John Scalzi is back from Germany, and he says he's happy that I was not a vegetarian. In comments, someone agrees.
There's a pervasive myth that German food consists entirely of meat, notably in the form of sausage. I can assure you it doesn't. It's true that a lot of the traditional recipes are based on meat, and there are a lot of sausages, but there are a lot of other options. Yes, even in traditional restaurants.
I've been vegetarian since 1993. I spent my junior year of college (1996-97) living in Germany. I had, frankly, a much easier time eating vegetarian there than I did in my college's dining hall in Pennsylvania, or than I do eating here in North Carolina -- where even the vegetables have meat in them (often in the form of a hambone thrown in, or bits of bacon), at least in traditional Southern restaurants. Germans caught on to the organic food thing much earlier than Americans. I had probably the best soy sausage in my life while I was living in Marburg, picked up at a Bioladen (organic food shop) and grilled for Canada Day (one of my neighbors was Canadian).
When in Germany, if I'm staying in a pension (akin to a B&B), I eat the traditional breakfast: rolls, cheese, butter, jam, Nutella, quark, muesli, soft-boiled eggs. Everything except the cold cuts. If I'm in a hotel, I'll pop over to a bakery or cafe and get a pastry or two: nut-nougat croissant, pretzel roll, cheese roll. Left to my own devices (with a kitchen and grocery store), I eat the same thing I do here: cereal and milk.
For lunch, there's always falafel or vegetarian döner, pizza, sandwiches from the bakery (or your own kitchen), or whatever sounds interesting. For dinner, you can sit down anywhere. I've had really good Indian food in Munich, a nice Mission-style burrito in Berlin, vegetarian Maultaschen (also in Berlin), spinach strudel, baked pasta casserole, South Asian fusion (also in Berlin), amazing brown butter tortellini (in Berlin), delicious cheese spaetzle in Vienna...
I think you get the point by now, and I'm not the only one who's had a relatively easy time eating as a vegetarian in Germany. The folks at Happy Cow have a section for Germany to help you out, and I've found that Lonely Planet guides are good at pointing out places that have veg*n options as well as listing some straight-up veg*n places. (They're my favorite guide books, and they've never steered me wrong.)
Just a heads up: It's very easy to eat vegetarian in Berlin. Out in the country, it becomes harder (though not impossible).
Anon, I lived in Marburg an der Lahn for a year. It's not exactly a booming metropolis, though it's a university town, so it's also not exactly auf'm Dorf. I had an awesome vegetarian döner there, casserole, pizza, whatever.

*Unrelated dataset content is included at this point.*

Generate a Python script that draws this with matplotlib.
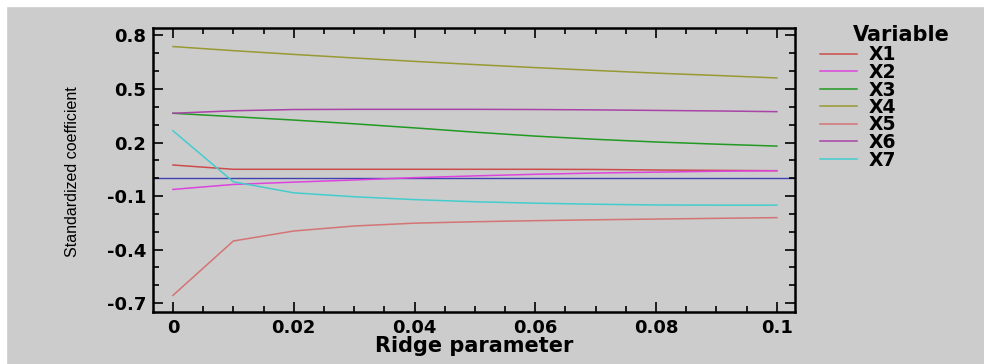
import numpy as np
import matplotlib.pyplot as plt
from matplotlib.ticker import FixedLocator, MultipleLocator, FuncFormatter
from matplotlib.patches import Rectangle

plt.rcParams['font.family'] = ['DejaVu Sans']
plt.rcParams['axes.unicode_minus'] = False

# Ridge trace
ridge = [0, 0.01, 0.02, 0.03, 0.04, 0.05, 0.06, 0.07, 0.08, 0.09, 0.1]
x1 = [0.074, 0.050, 0.050, 0.050, 0.050, 0.050, 0.050, 0.049, 0.046, 0.044, 0.042]
x2 = [-0.063, -0.035, -0.022, -0.010, 0.003, 0.013, 0.022, 0.029, 0.034, 0.039, 0.042]
x3 = [0.364, 0.345, 0.326, 0.305, 0.282, 0.258, 0.236, 0.218, 0.203, 0.191, 0.180]
x4 = [0.738, 0.715, 0.694, 0.674, 0.655, 0.637, 0.620, 0.604, 0.589, 0.576, 0.562]
x5 = [-0.657, -0.352, -0.296, -0.268, -0.252, -0.244, -0.238, -0.233, -0.229, -0.225, -0.221]
x6 = [0.364, 0.378, 0.385, 0.386, 0.386, 0.386, 0.385, 0.383, 0.380, 0.377, 0.373]
x7 = [0.266, -0.020, -0.082, -0.104, -0.120, -0.132, -0.140, -0.146, -0.150, -0.151, -0.151]

names = ['X1', 'X2', 'X3', 'X4', 'X5', 'X6', 'X7']
series = [x1, x2, x3, x4, x5, x6, x7]
colors = ['#cc4c4c', '#dd44dd', '#229922', '#999933', '#d47474', '#a844a8', '#44cccc']

bg = '#cccccc'
fig = plt.figure(figsize=(9.84, 3.64), dpi=100, facecolor=bg)
# white strips at the top and left edge
fig.patches.append(Rectangle((0, 0), 6 / 984, 1, transform=fig.transFigure, color='white', zorder=-1))
fig.patches.append(Rectangle((0, 1 - 6 / 364), 1, 6 / 364, transform=fig.transFigure, color='white', zorder=-1))

ax = fig.add_axes([153 / 984, 1 - 312 / 364, (795 - 153) / 984, (312 - 28) / 364])
ax.set_facecolor(bg)

ax.axhline(0, color='#4040b0', lw=1.0, zorder=1)
for name, vals, c in zip(names, series, colors):
    ax.plot(ridge, vals, color=c, lw=1.1, label=name, zorder=2)

ax.set_xlim(-0.0033, 0.103)
ax.set_ylim(-0.75, 0.842)

ax.xaxis.set_major_locator(MultipleLocator(0.02))
ax.xaxis.set_minor_locator(MultipleLocator(0.005))
ax.xaxis.set_major_formatter(FuncFormatter(lambda v, p: '%g' % round(v, 3)))
ax.yaxis.set_major_locator(FixedLocator([-0.7, -0.4, -0.1, 0.2, 0.5, 0.8]))
ax.yaxis.set_minor_locator(MultipleLocator(0.1))
ax.yaxis.set_major_formatter(FuncFormatter(lambda v, p: '%.1f' % v))

ax.tick_params(which='both', direction='in', top=True, right=True, width=1.2, colors='black')
ax.tick_params(which='major', length=7, labelsize=13, pad=5)
ax.tick_params(which='minor', length=4)
for lbl in ax.get_xticklabels() + ax.get_yticklabels():
    lbl.set_fontweight('bold')
for sp in ax.spines.values():
    sp.set_linewidth(1.8)

ax.set_xlabel('Ridge parameter', fontsize=15, fontweight='bold', labelpad=-1)
ax.set_ylabel('Standardized coefficient', fontsize=11.5,
              family=['Liberation Sans Narrow', 'Liberation Sans', 'DejaVu Sans'])
ax.yaxis.set_label_coords(-0.114, 0.495)

fig.text(901 / 984, 1 - 35 / 364, 'Variable', ha='center', va='center',
         fontsize=15, fontweight='bold')
leg = ax.legend(loc='upper left', bbox_to_anchor=(812 / 984, 1 - 38 / 364),
                bbox_transform=fig.transFigure, frameon=False,
                prop={'weight': 'bold', 'size': 13.5}, handlelength=2.0,
                labelspacing=-0.08, handletextpad=0.6, borderaxespad=0)

fig.savefig('out.png', dpi=100, facecolor=bg)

I've been to all the places Scalzi visited on his tour, and even some quasi-rural touristy places (St Goar am Rhein, Füssen), and I had no problems there. I ate fine in Leipzig (at an all-potato restaurant, where you could get your potato baked and stuffed with herb quark, tzatziki, or sausage, among other things). In Lutherstadt Wittenberg (which has very little to recommend it, unless you're keen on the Reformation) I ate pizza. (I happen to enjoy pizza, and I could happily subsist on it and falafel for dinner for several weeks. Longer than that, and I hope I'd have my own kitchen.)
The Happy Cow listing includes some ruralish places, not just big cities, so people going somewhere other than university towns or metropolises can use it as an assist.

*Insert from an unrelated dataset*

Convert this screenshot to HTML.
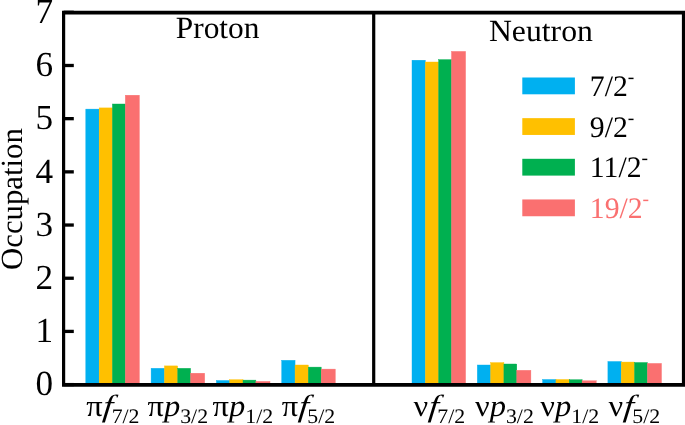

I'm always surprised when people say that food in Germany is all meat and potatoes.
Maybe it's because I'm living in the South of Germany and our way of cooking is strongly influenced by the French, but even traditional dishes often have either no meat at all (often everything that once upon a time was considered poor people food) or offer a vegetaian option. Most of what people consider typical German today is what people used to eat on Sundays or holidays.

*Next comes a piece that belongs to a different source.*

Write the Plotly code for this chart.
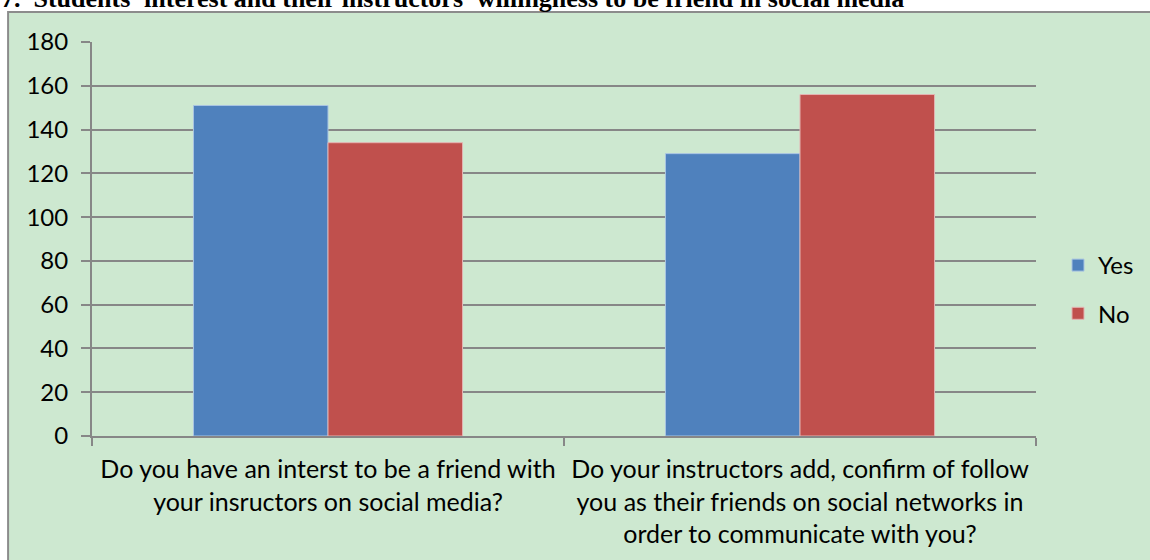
import plotly.graph_objects as go

# Survey answers per question
questions = [
    "Do you have an interst to be a friend with<br>your insructors on social media?",
    "Do your instructors add, confirm of follow<br>you as their friends on social networks in<br>order to communicate with you?",
]
yes_counts = [151, 129]
no_counts = [134, 156]
y_ticks = [0, 20, 40, 60, 80, 100, 120, 140, 160, 180]
title_text = "7.  Students' interest and their instructors' willingness to be friend in social media"

W, H = 1150, 560
ML, MR, MT, MB = 92, 113, 42, 124
PW, PH = W - ML - MR, H - MT - MB


def px_x(p):
    return (p - ML) / PW


def px_y(p):
    return (H - MB - p) / PH


FONT = "Lato, 'Open Sans', sans-serif"
GRID = "#878787"

fig = go.Figure()
fig.add_trace(go.Bar(
    name="Yes", x=questions, y=yes_counts, legendgroup="yes",
    marker=dict(color="#4F81BD", line=dict(color="#A9C4E2", width=1)),
))
fig.add_trace(go.Bar(
    name="No", x=questions, y=no_counts, legendgroup="no",
    marker=dict(color="#C0504D", line=dict(color="#E4B3B2", width=1)),
))

# green chart frame, extending past the right and bottom edges
fig.add_shape(
    type="rect", xref="paper", yref="paper", layer="below",
    x0=px_x(8), x1=px_x(W + 40), y0=px_y(H + 40), y1=px_y(12),
    fillcolor="#CDE8D0", line=dict(color="#8C8C8C", width=2),
)

fig.add_annotation(
    text="<b>" + title_text + "</b>", xref="paper", yref="paper",
    x=px_x(-1), y=px_y(-1), xanchor="left", yanchor="middle", showarrow=False,
    font=dict(family="'Liberation Serif', 'Times New Roman', serif", size=26, color="#000"),
)

fig.update_layout(
    width=W, height=H,
    margin=dict(l=ML, r=MR, t=MT, b=MB, pad=0),
    paper_bgcolor="white", plot_bgcolor="rgba(0,0,0,0)",
    barmode="group", bargap=0.43, bargroupgap=0.0,
    font=dict(family=FONT, size=24, color="#000"),
    showlegend=True,
    legend=dict(
        x=px_x(1058), xanchor="left", y=px_y(289.5), yanchor="middle",
        traceorder="grouped", tracegroupgap=14,
        bgcolor="rgba(0,0,0,0)", font=dict(family=FONT, size=24, color="#000"),
    ),
)
fig.update_xaxes(
    type="category", tickson="boundaries", ticks="outside", ticklen=8,
    tickcolor=GRID, tickwidth=2, showline=True, linecolor=GRID, linewidth=2,
    showgrid=False, tickfont=dict(family=FONT, size=25), ticklabelstandoff=10,
)
fig.update_yaxes(
    range=[0, 180], tickvals=y_ticks, ticks="outside", ticklen=9,
    tickcolor=GRID, tickwidth=2, showline=True, linecolor=GRID, linewidth=2,
    showgrid=True, gridcolor=GRID, gridwidth=2, zeroline=False,
    tickfont=dict(family=FONT, size=24), ticklabelstandoff=8,
)

fig.write_html("out.html")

LOL, if people asked me to cook typical, traditional German dishes, they probably would be surprised by the number of meatless dishes I would serve ;-). Or where meat was optional.
Right? A friend asked me for something German & vegetarian she could take to a family picnic. I gave her my improvised spinach strudel recipe (using frozen puff pastry dough), and it went over quite well.
You can also make potato salad without meat (though I'd wager most restaurants add bacon and/or use chicken broth. That's why it's good to ask.)
I think people have a stereotype of German food (well, that's sort of the point of this post...) that doesn't reflect reality. Germans have taken a liking to pizza and falafel and Indian, so it's not like all you can eat in Germany is "German food."
And if you have a kitchen & grocery store, you have access to fruits, veggies, pasta, bread, and cheese. (Butterkäse...yum.) Maybe not exotic things like tofu ganz auf'm Dorf, but mushrooms are full of protein and ubiquitous over there.
Being vegan would be harder, yeah, especially in the most rural places, but that's hardly different from being vegan in the rural US, eh? And now, there's internet shopping. You can order tofu from Amazon.de! That won't help you if you're vacationing there, but it's a help if you're living there.